Tb infection is usually asymptomatic due to rapidly developed immunity. Furthermore, there is a healing process which usually leaves no residual lesion. Approximately 95% of infected patients enter into a quiescent or latent phase. Further on, the patient is at constant risk of reactivation, especially patients with a compromised immune system, including patients with diabetes mellitus, patients undergoing transplantation protocols, and HIV infected patients, among others [1,2]. In 5% of the cases, the initial infection progresses to pulmonary Tb directly. Other patients progress to other types of Tb outside the lungs. The dissemination of the bacilli is made through the lymphatic or circulating systems . After laryngeal location, tuberculous otitis media is the most frequent form of Tb in the head and neck. Tuberculosis of the middle ear should be suspected in cases of chronic otitis media refractory to conventional treatment . Tb of the oral cavity and pharynx is rare. Most references in the literature are case reports. The most reported locations are: tongue, gum, and palate. As with laryngeal forms, pulmonary lesions are frequently reported. In our patient, tonsil involvement was associated with lungs and lymphadenopathy involvement. In a review 42 cases, Mignona et al. reported a third of their cases as primary forms. The oral mucosa is relatively resistant to bacilli invasion and only occurs in 0.05-0.1% of the cases of Tb. A disruption of local mucosa is usually necessary for the invasion to take place [1,5].

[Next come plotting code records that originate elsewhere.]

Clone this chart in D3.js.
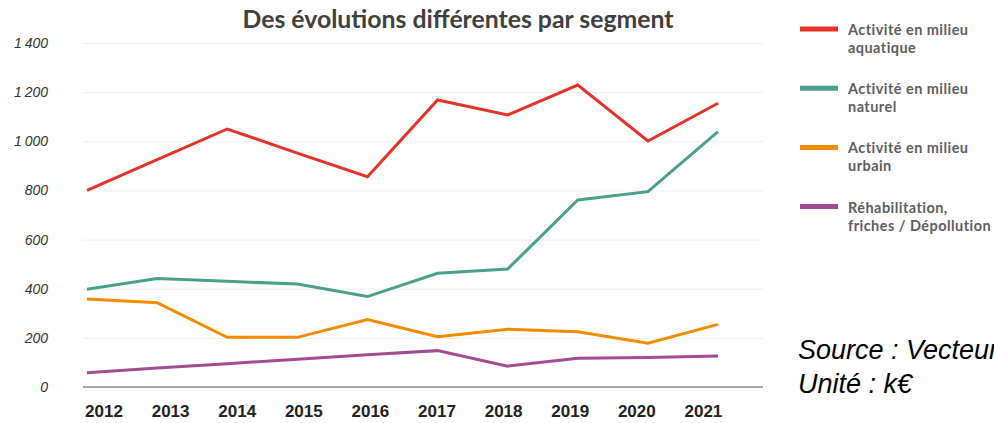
<!DOCTYPE html>
<html>
<head>
<meta charset="utf-8">
<script src="https://cdn.jsdelivr.net/npm/d3@7"></script>
<style>
  body { margin: 0; background: #fff; }
  svg { display: block; }
</style>
</head>
<body>
<svg width="994" height="423"></svg>
<script>
// data (k€)
var years = ["2012", "2013", "2014", "2015", "2016", "2017", "2018", "2019", "2020", "2021"];
var aquatique = [800, 925, 1050, 952, 856, 1168, 1107, 1229, 1001, 1155];
var naturel = [398, 442, 430, 419, 368, 463, 480, 761, 795, 1039];
var urbain = [358, 343, 202, 202, 275, 205, 235, 225, 178, 255];
var rehab = [58, 77, 95, 113, 131, 148, 85, 117, 120, 126];
var yTicks = [0, 200, 400, 600, 800, 1000, 1200, 1400];

var seriesNames = [
  ["Activité en milieu", "aquatique"],
  ["Activité en milieu", "naturel"],
  ["Activité en milieu", "urbain"],
  ["Réhabilitation,", "friches / Dépollution"]
];
var colors = ["#e5332a", "#4aa08c", "#f38b00", "#a44c93"];

var svg = d3.select("svg");

// plot frame
var plot = { left: 83, right: 763, top: 43, bottom: 387 };

// points for lines, band for labels (labels sit a bit off the points in the original)
var x = d3.scalePoint().domain(years).range([87, 718]);
var xLab = d3.scaleBand().domain(years).range([70.7, 736.7]);
var y = d3.scaleLinear().domain([0, 1400]).range([plot.bottom, plot.top]);

var fr = d3.formatLocale({ decimal: ",", thousands: "\u2009", grouping: [3], currency: ["", " €"] });

// title
svg.append("text")
  .attr("x", 458)
  .attr("y", 28)
  .attr("text-anchor", "middle")
  .style("font-family", "Lato, sans-serif")
  .style("font-weight", "bold")
  .style("font-size", "24.8px")
  .style("fill", "#404040")
  .text("Des évolutions différentes par segment");

// y grid + labels
var yAxis = svg.append("g")
  .attr("transform", "translate(" + plot.left + ",0)")
  .call(d3.axisLeft(y).tickValues(yTicks).tickSize(-(plot.right - plot.left)).tickPadding(35).tickFormat(fr.format(",")));
yAxis.select(".domain").remove();
yAxis.selectAll(".tick line").attr("stroke", "#efefef").attr("stroke-width", 1);
yAxis.selectAll(".tick text")
  .style("font-family", "'Liberation Sans', Arial, sans-serif")
  .style("font-style", "italic")
  .style("font-size", "14px")
  .style("fill", "#333");

// x axis labels
var xAxis = svg.append("g")
  .attr("transform", "translate(0," + plot.bottom + ")")
  .call(d3.axisBottom(xLab).tickSize(0).tickPadding(18));
xAxis.select(".domain").remove();
xAxis.selectAll(".tick text")
  .style("font-family", "'Liberation Sans', Arial, sans-serif")
  .style("font-weight", "bold")
  .style("font-size", "17px")
  .style("fill", "#222");

// base line
svg.append("line")
  .attr("x1", plot.left).attr("x2", plot.right)
  .attr("y1", y(0)).attr("y2", y(0))
  .attr("stroke", "#8c8c8c")
  .attr("stroke-width", 1.5);

// lines
var line = d3.line()
  .x(function (d, i) { return x(years[i]); })
  .y(function (d) { return y(d); });

[aquatique, naturel, urbain, rehab].forEach(function (s, i) {
  svg.append("path")
    .datum(s)
    .attr("fill", "none")
    .attr("stroke", colors[i])
    .attr("stroke-width", 3)
    .attr("stroke-linejoin", "miter")
    .attr("d", line);
});

// legend
var legend = svg.append("g").attr("transform", "translate(800,29)");
seriesNames.forEach(function (name, i) {
  var g = legend.append("g").attr("transform", "translate(0," + (i * 59.2) + ")");
  g.append("line")
    .attr("x1", 0).attr("x2", 38)
    .attr("stroke", colors[i])
    .attr("stroke-width", 5);
  var t = g.append("text")
    .attr("x", 48)
    .attr("y", 6)
    .style("font-family", "Lato, sans-serif")
    .style("font-weight", "bold")
    .style("font-size", "14.5px")
    .style("letter-spacing", "0.45px")
    .style("fill", "#5e5e5e");
  t.append("tspan").attr("x", 48).text(name[0]);
  t.append("tspan").attr("x", 48).attr("dy", 18).text(name[1]);
});

// source note
var note = svg.append("text")
  .attr("x", 798)
  .attr("y", 359)
  .style("font-family", "'Liberation Sans', Arial, sans-serif")
  .style("font-style", "italic")
  .style("font-size", "27px")
  .style("fill", "#000");
note.append("tspan").attr("x", 798).text("Source : Vecteur");
note.append("tspan").attr("x", 798).attr("dy", 34).text("Unité : k€");
</script>
</body>
</html>
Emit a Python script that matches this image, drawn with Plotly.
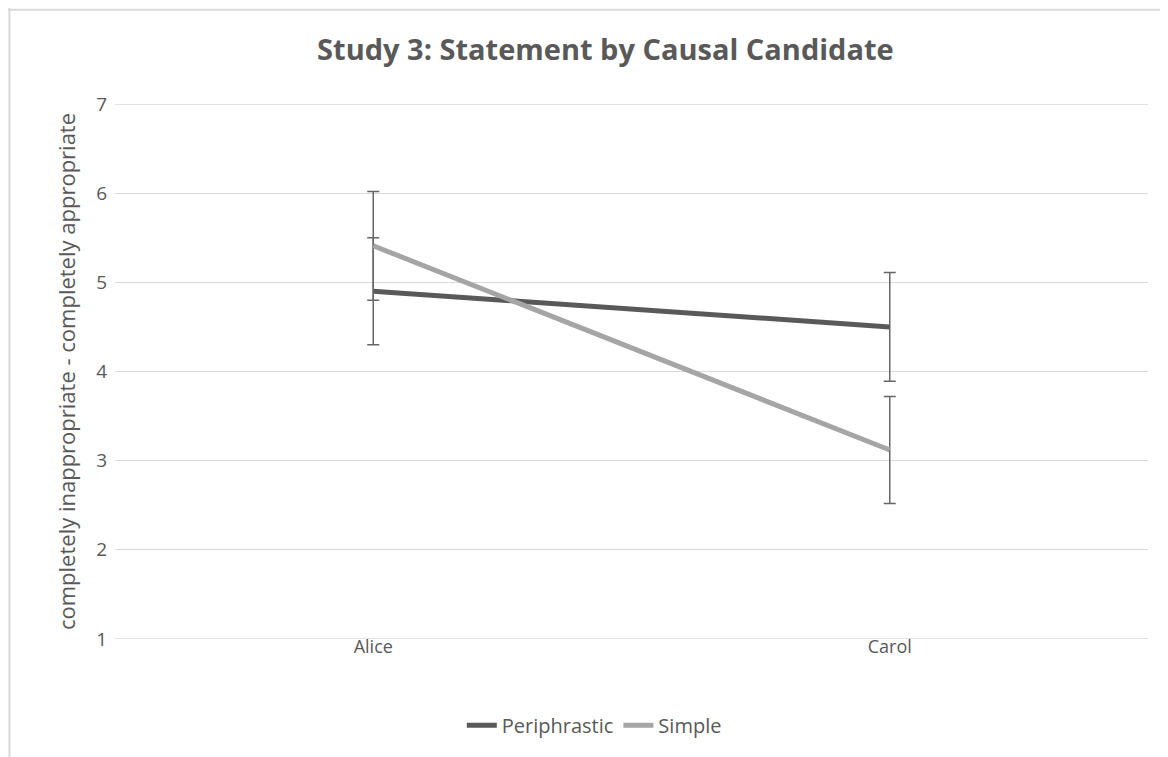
import plotly.graph_objects as go

categories = ["Alice", "Carol"]
periphrastic = [4.90, 4.50]
periphrastic_err = [0.60, 0.61]
simple = [5.41, 3.12]
simple_err = [0.61, 0.60]
y_ticks = [1, 2, 3, 4, 5, 6, 7]

fig = go.Figure()
fig.add_trace(go.Scatter(
    x=categories, y=periphrastic, name="Periphrastic", mode="lines",
    line=dict(color="#595959", width=5),
    error_y=dict(type="data", array=periphrastic_err, color="#666666", thickness=1.5, width=6),
))
fig.add_trace(go.Scatter(
    x=categories, y=simple, name="Simple", mode="lines",
    line=dict(color="#a5a5a5", width=5),
    error_y=dict(type="data", array=simple_err, color="#666666", thickness=1.5, width=6),
))

grid_shapes = [
    dict(type="line", xref="paper", yref="y", x0=0, x1=1, y0=v, y1=v, layer="below",
         line=dict(color="#d9d9d9", width=1.3))
    for v in (y_ticks[0], y_ticks[-1])
]

fig.update_layout(
    width=1160, height=749,
    margin=dict(l=107, r=20, t=96, b=118),
    paper_bgcolor="white", plot_bgcolor="white",
    font=dict(family="Open Sans, Liberation Sans, sans-serif", color="#595959"),
    title=dict(text="<b>Study 3: Statement by Causal Candidate</b>", x=0.515, xanchor="center",
               y=0.944, yanchor="middle",
               font=dict(size=29, color="#595959", family="Open Sans, sans-serif")),
    xaxis=dict(range=[-0.5, 1.5], showgrid=False, zeroline=False, showline=False,
               ticks="", tickfont=dict(size=18, color="#595959"), ticklabelstandoff=-5),
    yaxis=dict(range=[1, 7], tickvals=y_ticks, showgrid=True, gridcolor="#d9d9d9", gridwidth=1.3,
               zeroline=False, showline=False, ticks="", ticklen=0,
               tickfont=dict(size=19, color="#595959"), ticklabelstandoff=7,
               title=dict(text="completely inappropriate - completely appropriate",
                          font=dict(size=22, color="#595959"), standoff=14)),
    legend=dict(orientation="h", x=0.464, xanchor="center", y=-0.161, yanchor="middle",
                font=dict(size=20, color="#595959")),
    showlegend=True,
    shapes=grid_shapes + [
        dict(type="line", xref="paper", yref="paper", x0=-0.1022, x1=-0.1022, y0=-0.3, y1=1.2,
             line=dict(color="#d9d9d9", width=2)),
        dict(type="line", xref="paper", yref="paper", x0=-0.11, x1=1.03, y0=1.176, y1=1.176,
             line=dict(color="#d9d9d9", width=2)),
    ],
)

fig.write_html("out.html")
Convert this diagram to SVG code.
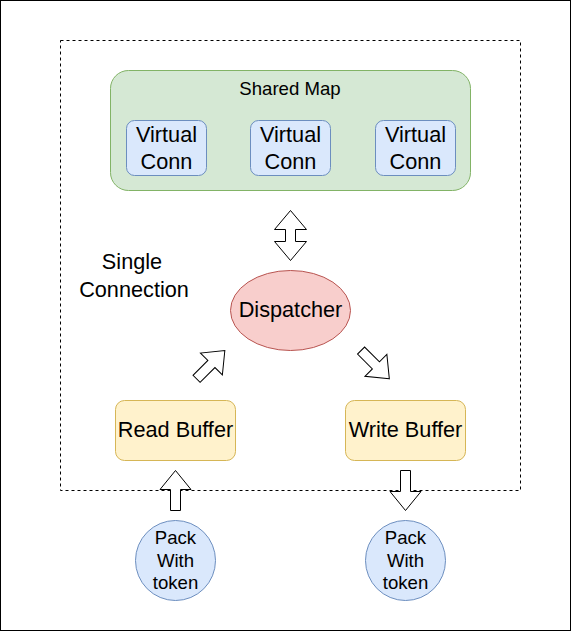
<svg xmlns="http://www.w3.org/2000/svg" width="571" height="631" viewBox="0 0 571 631">
<style>
text{font-family:"Liberation Sans",Arial,Helvetica,sans-serif;fill:#000;text-anchor:middle}
.big{font-size:21.7px}
.small{font-size:18.6px}
.blue{fill:#dae8fc;stroke:#6c8ebf;stroke-width:1}
.yellow{fill:#fff2cc;stroke:#d6b656;stroke-width:1}
.arrow{fill:#fff;stroke:#000;stroke-width:1;stroke-linejoin:miter}
</style>
<defs>
<path id="blk" d="M0,-20 L15.5,-1 L5,-1 L5,20 L-5,20 L-5,-1 L-15.5,-1 Z"/>
</defs>
<rect x="0.5" y="0.5" width="570" height="630" fill="#fff" stroke="#000" stroke-width="1"/>
<g id="single-connection">
<rect x="60.5" y="40.5" width="460" height="450" fill="none" stroke="#000" stroke-width="1" stroke-dasharray="3 3"/>
<text class="big" x="132" y="269">Single</text>
<text class="big" x="134" y="297">Connection</text>
</g>
<g id="shared-map">
<rect x="110.5" y="70.5" width="360" height="120" rx="18" fill="#d5e8d4" stroke="#82b366" stroke-width="1"/>
<text class="small" x="290" y="95">Shared Map</text>
</g>
<g id="vc1">
<rect class="blue" x="126.5" y="120.5" width="80" height="55" rx="8"/>
<text class="big" x="166.5" y="142">Virtual</text>
<text class="big" x="166.5" y="169">Conn</text>
</g>
<g id="vc2">
<rect class="blue" x="250.5" y="120.5" width="80" height="55" rx="8"/>
<text class="big" x="290.5" y="142">Virtual</text>
<text class="big" x="290.5" y="169">Conn</text>
</g>
<g id="vc3">
<rect class="blue" x="375.5" y="120.5" width="80" height="55" rx="8"/>
<text class="big" x="415.5" y="142">Virtual</text>
<text class="big" x="415.5" y="169">Conn</text>
</g>
<g id="dispatcher">
<ellipse cx="290.5" cy="310.5" rx="60" ry="40" fill="#f8cecc" stroke="#b85450" stroke-width="1"/>
<text class="big" x="290.5" y="317">Dispatcher</text>
</g>
<g id="read-buffer">
<rect class="yellow" x="115.5" y="400.5" width="120" height="60" rx="9"/>
<text class="big" x="175.5" y="437">Read Buffer</text>
</g>
<g id="write-buffer">
<rect class="yellow" x="345.5" y="400.5" width="120" height="60" rx="9"/>
<text class="big" x="405.5" y="437">Write Buffer</text>
</g>
<g id="pack-in">
<circle class="blue" cx="175.5" cy="560.5" r="40"/>
<text class="small" x="175.5" y="544">Pack</text>
<text class="small" x="175.5" y="566.5">With</text>
<text class="small" x="175.5" y="589">token</text>
</g>
<g id="pack-out">
<circle class="blue" cx="405.5" cy="560.5" r="40"/>
<text class="small" x="405.5" y="544">Pack</text>
<text class="small" x="405.5" y="566.5">With</text>
<text class="small" x="405.5" y="589">token</text>
</g>
<g id="connectors">
<path class="arrow" d="M290.5,210.5 L306.5,229.5 L295.5,229.5 L295.5,241.5 L306.5,241.5 L290.5,260.5 L274.5,241.5 L285.5,241.5 L285.5,229.5 L274.5,229.5 Z"/>
<use href="#blk" class="arrow" transform="translate(210.7,364.7) rotate(45)"/>
<use href="#blk" class="arrow" transform="translate(375.2,364.7) rotate(135)"/>
<use href="#blk" class="arrow" transform="translate(175.5,490.5)"/>
<use href="#blk" class="arrow" transform="translate(405.5,490.5) rotate(180)"/>
</g>
</svg>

The upper respiratory tract is generally resistant to tuberculosis and saliva is thought to have an inhibitory effect on tubercle bacilli . Brennan and Rauch have attributed this to the cleansing action of saliva. The presence of saprohytes, the antagonism of the striated musculature to bacterial invasions and thickness of the protective epithelial covering are also involved [7,8]. Tuberculosis of a tonsil can result from infection caused by contact with a material containing tubercle bacilli. This route of infection was important when the incidence of bovine tuberculosis was high and milk was not pasteurized . Tonsillar TB commonly presents with sore throat and cervical lymphadenopathy . This presentation as well as abnormal tonsillar finding, make it difficult to differentiate tonsillar tuberculosis from a malignant tumor. Diagnosis of tonsillar tuberculosis is based on histopathological findings and the identification of tubercle bacilli [11- 13]. In our patient the histopathological study and the identification of tubercle bacilli confirmed the diagnosis. Treatment is in the form of anti-tuberculosis therapy. Differential diagnosis of oral and pharyngeal tuberculosis includes traumatic ulcers, aphthous ulcers, hematological disorders, actinomycosis, syphilis, midline granuloma, Wegner′s disease and malignancy [11-15].